In a current society that is as fast paced as ever, people often wonder which came first; success or happiness? The real problem is determining what makes us truly happy and remembering to value that the most. Carl Richards asks us to really think about the people we know who are successful, and then think of those that are happy. Are they the same person? Most of the time they aren’t. So what makes these 2 individuals so different?
Carl Richards is the Director of Investor Education for the BAM Alliance.
This commentary originally appeared October 9, 2014 on www.behaviorgap.com
For the next few minutes, I want you to focus on the most successful person you know (and yes, it may be you). What makes this individual successful in your mind? Professional accomplishments? Personal wealth? Now, I want you to think of the happiest person you know.
Did you come up with the same name?
No doubt some of you did. However, I suspect many more of you ended up with two different people. We often ignore it, but we live in a world that doesn’t always make it easy for success and happiness to coexist. My sense is that the problem comes back to something fairly basic.
How we currently define success and real happiness overlap very little. It may seem counterintuitive. After all, what successful person wouldn’t be happy? But go back over the mental list you made for the individual you consider a success. How many of your qualifications are connected, at least in part, to owning tangible, material things?
Now, think about the happiest person you know. What makes them happy? I’m willing to bet it’s because of their relationships and the things they do, not because of what they have. But why isn’t there a greater alignment between what we consider success and happiness?

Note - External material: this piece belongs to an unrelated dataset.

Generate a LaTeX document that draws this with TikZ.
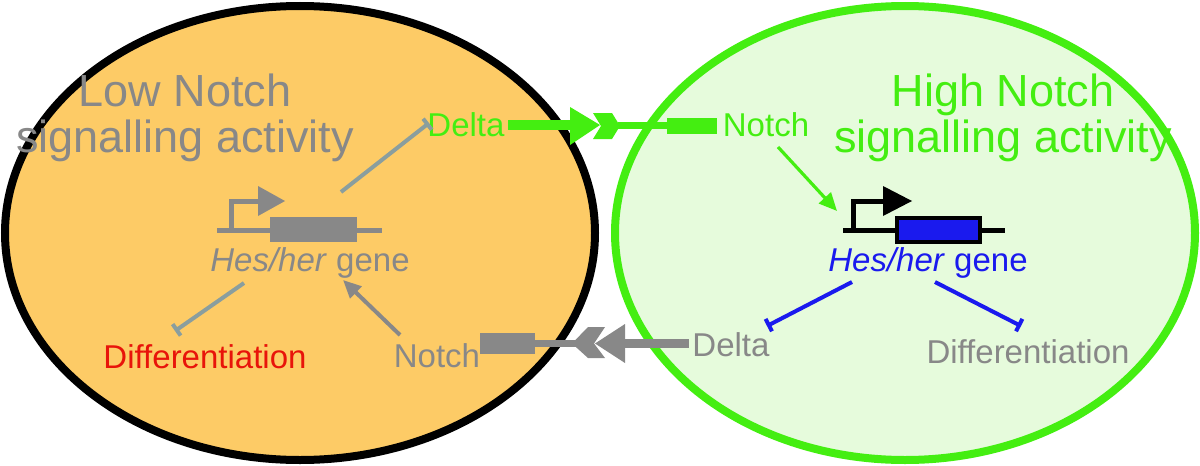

One of the best examples of this disconnect is the greater happiness we feel when we’re living an experience versus buying a possession. Even though it seems counterintuitive (e.g., your vacation only lasts a week), people are happier both before and after an experience compared to how they feel after buying a physical product. But think about how we define success. Very often it comes back to what someone buys and owns.
These visible reminders of success become a measuring stick, and like any measuring stick, it can be hard for some of us to measure up. Case in point, I’ve had more than one person tell me about how they’d like to slow down and live a different life. These are often people who would easily qualify as successful.
But as we walk through the reasons why they can’t slow down, they invariably hinges on those signs of success. For instance, don’t tell me you wish you had more time to coach your kid’s soccer team if you just bought a luxury car that requires working overtime to make the payments. While success may come with happiness, sometimes we’ll need to walk away from what everyone else defines as success to find our own happiness.
Yes, this may sound incredibly abstract and maybe even a little New Agey. But time after time, I’ve had conversations with clients in which they will share their goals, and their goals will be based on the idea of having “something.” They focused on visible success and skipped over the happiness part. They just assumed success meant happiness. As a result, these clients were surprised to discover that after all their hard work, and despite all the possessions they’d accumulated, they weren’t always happy with the outcome.
What might happen if we reordered happiness and success? What if we instead said our decisions would be based on what makes us happy? Of course, we’d be thrilled if those decisions also led to success, but our primary focus was now happiness.
How would that change the decisions you’ve made in the past week? Would anything be different? If not, then you’ve managed to find a balance between success and happiness. But if you find that more than one or two decisions would be different, then maybe it’s time to ask yourself why.
Do you really think success will bring you happiness, or do you just hope that’s the case?